Beyond exams: Fill gaps in new testing competencies in schools
Glaring gaps of implementing how these competences will be tested do not augur well with the curriculum.
The vision should shape the programmes for learning and teaching as well as policies, priorities, plans and procedures.
The learning curve protracted in new competence-based curriculum is designed to emphasise the significance of developing skills and knowledge and also applying those to real life situations, including critical thinking, problem solving and creativity.
Testing competencies will help teachers to spend their time well without exams. The public will also be able to judge teachers without making reference to how many students have passed or failed in an examination. The current system has reduced education simply to what can be recalled on a particular day. Exam scores not just test children, but also teachers, parents and schools.
But the glaring gaps of implementing how these competences will be tested do not augur well with how curriculum is defined, planned, implemented, and evaluated, crucially influencing the quality of education being provided. Varying the structure of years spent at various levels of schooling and a few content areas is not good enough as there is a huge arena of implementing, providing resources and training teachers in colleges and universities. Curriculum change should provide teachers with targets, vision for their children; mental picture of a preferred future, which is shared with all in the public domain. The vision should also shape the programmes for learning and teaching as well as policies, priorities, plans and procedures.
Even with the go-getting euphoria of testing competencies, the risk of maintaining the status quo of ranking schools after national examinations will persist with the perverse incentive it creates for schools to teach to the test and off-roll students in order to improve performance. This is so because conventionally, tests and exams were developed to generate evidence about individuals for certification and selection rather than to provide data on the system as a whole. These developments beg some severe questions about the logic, practicability, and actual impact of testing and intervention strategies: Are children acquiring competencies? If so, how? If not, why not? What exactly do we mean by competencies? And how might changes in assessment assist in improving the quality of education in our schools?
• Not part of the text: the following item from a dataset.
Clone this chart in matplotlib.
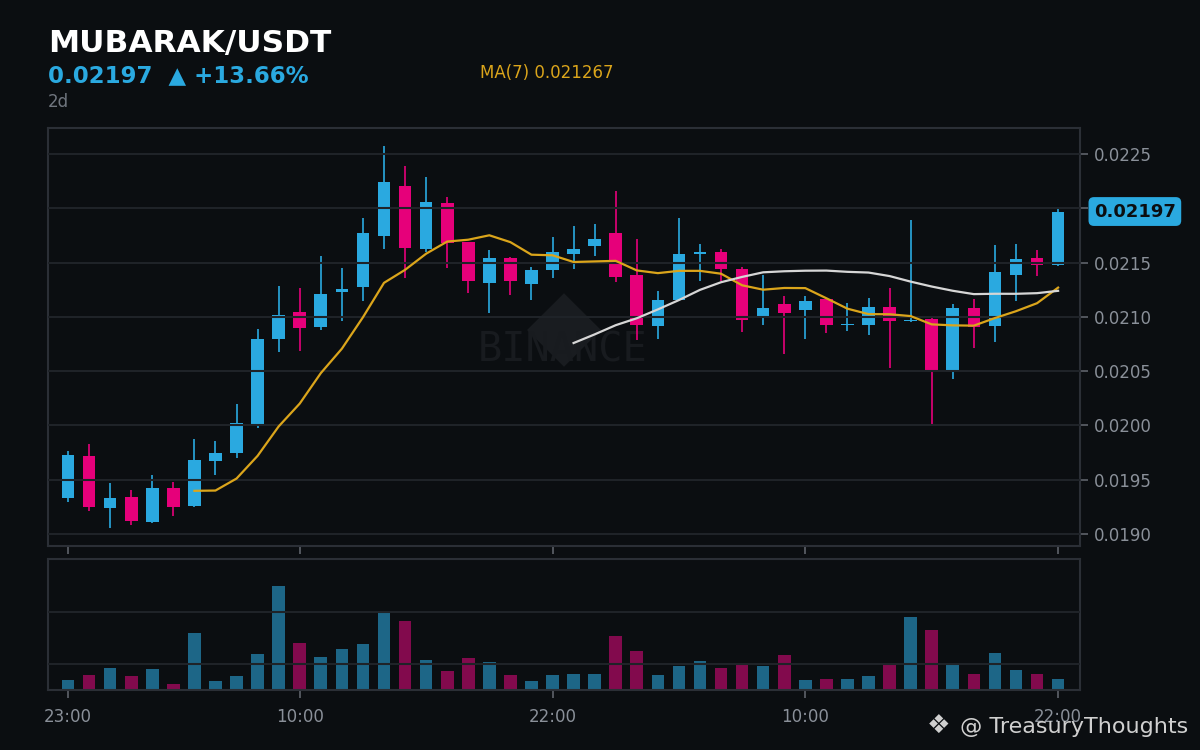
import numpy as np
import pandas as pd
import matplotlib
matplotlib.use("Agg")
import matplotlib.pyplot as plt
from matplotlib.patches import Polygon

# hourly candles, 23:00 -> 22:00 two days later
opens = [0.019332, 0.019718, 0.019240, 0.019341, 0.019111, 0.019424, 0.019258, 0.019672,
         0.019746, 0.019995, 0.020796, 0.021045, 0.020907, 0.021229, 0.021275, 0.021745,
         0.022205, 0.021625, 0.022049, 0.021689, 0.021312, 0.021542, 0.021303, 0.021432,
         0.021579, 0.021653, 0.021772, 0.021386, 0.020916, 0.021155, 0.021579, 0.021597,
         0.021441, 0.020999, 0.021118, 0.021063, 0.021164, 0.020921, 0.020925, 0.021091,
         0.020960, 0.020980, 0.020511, 0.021082, 0.020916, 0.021386, 0.021542, 0.021478]
highs = [0.019765, 0.019829, 0.019470, 0.019405, 0.019543, 0.019479, 0.019875, 0.019857,
         0.020197, 0.020888, 0.021284, 0.021266, 0.021561, 0.021450, 0.021911, 0.022574,
         0.022389, 0.022288, 0.022104, 0.021689, 0.021616, 0.021551, 0.021459, 0.021736,
         0.021837, 0.021855, 0.022159, 0.021717, 0.021238, 0.021911, 0.021671, 0.021625,
         0.021459, 0.021386, 0.021192, 0.021192, 0.021164, 0.021128, 0.021174, 0.021266,
         0.021892, 0.021008, 0.021118, 0.021164, 0.021662, 0.021671, 0.021616, 0.022003]
lows = [0.019295, 0.019212, 0.019055, 0.019083, 0.019101, 0.019166, 0.019249, 0.019543,
        0.019700, 0.019976, 0.020676, 0.020686, 0.020879, 0.020962, 0.021146, 0.021625,
        0.021358, 0.021597, 0.021450, 0.021220, 0.021036, 0.021201, 0.021155, 0.021358,
        0.021441, 0.021561, 0.021321, 0.020787, 0.020796, 0.021155, 0.021330, 0.021330,
        0.020861, 0.020925, 0.020658, 0.020796, 0.020851, 0.020870, 0.020833, 0.020529,
        0.020952, 0.020013, 0.020428, 0.020713, 0.020768, 0.021146, 0.021376, 0.021468]
closes = [0.019728, 0.019249, 0.019332, 0.019120, 0.019424, 0.019249, 0.019682, 0.019746,
          0.020022, 0.020796, 0.021017, 0.020897, 0.021211, 0.021257, 0.021772, 0.022242,
          0.021634, 0.022058, 0.021680, 0.021330, 0.021542, 0.021330, 0.021432, 0.021597,
          0.021625, 0.021717, 0.021367, 0.020925, 0.021155, 0.021579, 0.021597, 0.021441,
          0.020971, 0.021082, 0.021036, 0.021146, 0.020925, 0.020925, 0.021091, 0.020962,
          0.020965, 0.020501, 0.021082, 0.020907, 0.021413, 0.021533, 0.021478, 0.021970]
volumes = [0.38, 0.58, 0.85, 0.54, 0.81, 0.23, 2.19, 0.35, 0.54, 1.38, 4.00, 1.81,
           1.27, 1.58, 1.77, 2.96, 2.65, 1.15, 0.73, 1.23, 1.08, 0.58, 0.35, 0.58,
           0.62, 0.62, 2.08, 1.50, 0.58, 0.92, 1.12, 0.85, 0.96, 0.92, 1.35, 0.38,
           0.42, 0.42, 0.54, 0.96, 2.81, 2.31, 0.96, 0.62, 1.42, 0.77, 0.62, 0.42]
tick_idx = [0, 11, 23, 35, 47]
tick_labels = ["23:00", "10:00", "22:00", "10:00", "22:00"]
price_ticks = [0.0190, 0.0195, 0.0200, 0.0205, 0.0210, 0.0215, 0.0220, 0.0225]
last_price = "0.02197"
change_pct = "+13.66%"
ma7_label = "MA(7) 0.021267"

BG = "#0b0e11"
GRID = "#1f2328"
SPINE = "#2b2f36"
TXT = "#8a9099"
UP = "#2aa9e0"
DOWN = "#e6007a"
UP_V = "#1d6687"
DOWN_V = "#820a4d"

df = pd.DataFrame({"o": opens, "h": highs, "l": lows, "c": closes, "v": volumes})
df["ma7"] = df["c"].rolling(7).mean()
df["ma25"] = df["c"].rolling(25).mean()
x = np.arange(len(df))
up = df["c"] >= df["o"]
cols = np.where(up, UP, DOWN)
vcols = np.where(up, UP_V, DOWN_V)

fig = plt.figure(figsize=(12, 7.5), dpi=100, facecolor=BG)
ax = fig.add_axes([0.04, 0.272, 0.86, 0.5573], facecolor=BG)
axv = fig.add_axes([0.04, 0.08, 0.86, 0.1747], facecolor=BG)
ax.set_zorder(2)
axv.set_zorder(2)
ax.patch.set_alpha(0)

# watermark behind the price panel
fig.patches.append(Polygon([[0.47, 0.609], [0.5008, 0.56], [0.47, 0.511], [0.4392, 0.56]],
                           closed=True, transform=fig.transFigure, facecolor="#191c20",
                           edgecolor="none", zorder=0.5))
fig.text(0.469, 0.533, "BINANCE", family="DejaVu Sans Mono", fontsize=29,
         color="#181b1f", ha="center", va="center", zorder=0.6)

# candles
ax.vlines(x, df["l"], df["h"], colors=cols, linewidth=1.2, zorder=2)
body_lo = np.minimum(df["o"], df["c"])
body_h = np.maximum((df["c"] - df["o"]).abs(), 0.000012)
ax.bar(x, body_h, bottom=body_lo, width=0.6, color=cols, zorder=2)

for p in price_ticks:
    ax.axhline(p, color=GRID, linewidth=1.5, zorder=3)

ax.plot(x, df["ma7"], color="#dba51b", linewidth=1.6, zorder=4)
ax.plot(x, df["ma25"], color="#d6d6d6", linewidth=1.6, zorder=4)

ax.set_xlim(-0.95, 48.04)
ax.set_ylim(0.0188895, 0.022739)
ax.yaxis.tick_right()
ax.set_yticks(price_ticks)
# 0.0220 sits under the last-price tag
ax.set_yticklabels(["" if abs(p - 0.0220) < 1e-9 else "%.4f" % p for p in price_ticks])
ax.set_xticks(tick_idx)
ax.set_xticklabels([])
ax.tick_params(colors="#5e636b", labelcolor=TXT, labelsize=12, length=6, width=1.2)
ax.tick_params(axis="y", pad=4)
for s in ax.spines.values():
    s.set_color(SPINE)
    s.set_linewidth(1.5)

# last price tag
ax.text(1.0135, closes[-1], last_price, transform=ax.get_yaxis_transform(),
        ha="left", va="center", fontsize=13, fontweight="bold", color="#0b0e11",
        bbox=dict(boxstyle="round,pad=0.3", facecolor=UP, edgecolor="none"), clip_on=False)

# volume
axv.bar(x, df["v"], width=0.6, color=vcols, zorder=2)
for g in [1.0, 3.0]:
    axv.axhline(g, color=GRID, linewidth=1.5, zorder=3)
axv.set_xlim(-0.95, 48.04)
axv.set_ylim(0, 5.04)
axv.set_yticks([])
axv.set_xticks(tick_idx)
axv.set_xticklabels(tick_labels)
axv.tick_params(colors="#5e636b", labelcolor=TXT, labelsize=12, length=6, width=1.2, pad=7)
for s in axv.spines.values():
    s.set_color(SPINE)
    s.set_linewidth(1.5)

# header
fig.text(0.04, 0.9307, "MUBARAK/USDT", fontsize=22.5, fontweight="bold", color="white",
         va="baseline")
fig.text(0.04, 0.8907, last_price + "  \u25b2 " + change_pct, fontsize=16.5,
         fontweight="bold", color=UP, va="baseline")
fig.text(0.04, 0.857, "2d", fontsize=12, color="#70767f", va="baseline")
fig.text(0.4, 0.896, ma7_label, fontsize=12, color="#dba51b", va="baseline")
fig.text(0.772, 0.0227, "\u2756", fontsize=19, color="#d0d0d0", va="baseline")
fig.text(0.8, 0.0227, "@ TreasuryThoughts", fontsize=16, color="#d0d0d0", va="baseline")

fig.savefig("out.png", dpi=100, facecolor=BG)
The assessment framework in any country helps schools to raise standards. The learning curve protracted by testing competencies is difficult to measure due to challenges related to its implementation. Parents are likely to take a different curve of going ahead to get “pretty good education” for their children. They are also likely to continue paying exorbitant amounts of money to take their children to “good schools”, hoping to improve their life chances. The distraction of the administration of national schools by increased enrolment, cutting budgets, too much emphasis on technical education with inadequate resources and at the expense of arts-based courses, point to a disconnect in the curriculum with what actually matters to families.
Children from the majority low income families will find themselves competing for places in public schools. Access to education will be divided into three tiers unless this trend is reversed. The widens the gap of access to education.
The inequality will create generations of elite who simply do not understand the realities or experiences of other citizens. A three-tier education will create a pool of professionals such as politicians, lawyers and doctors who are graduates of private schools and much adored national schools. This trend is unlikely to reverse in the near future.
Although the ranking of schools has been criticised as punitive; in the absence of adequate resources needed to test competencies, the learning curve will take a different dimension altogether. What will be measured is not what matters and to measure quality education will remain the testing and ranking of students.
Mr Kindiki, a professor of international education management and policy, is a visiting professor and researcher at Oldenburg University, Germany.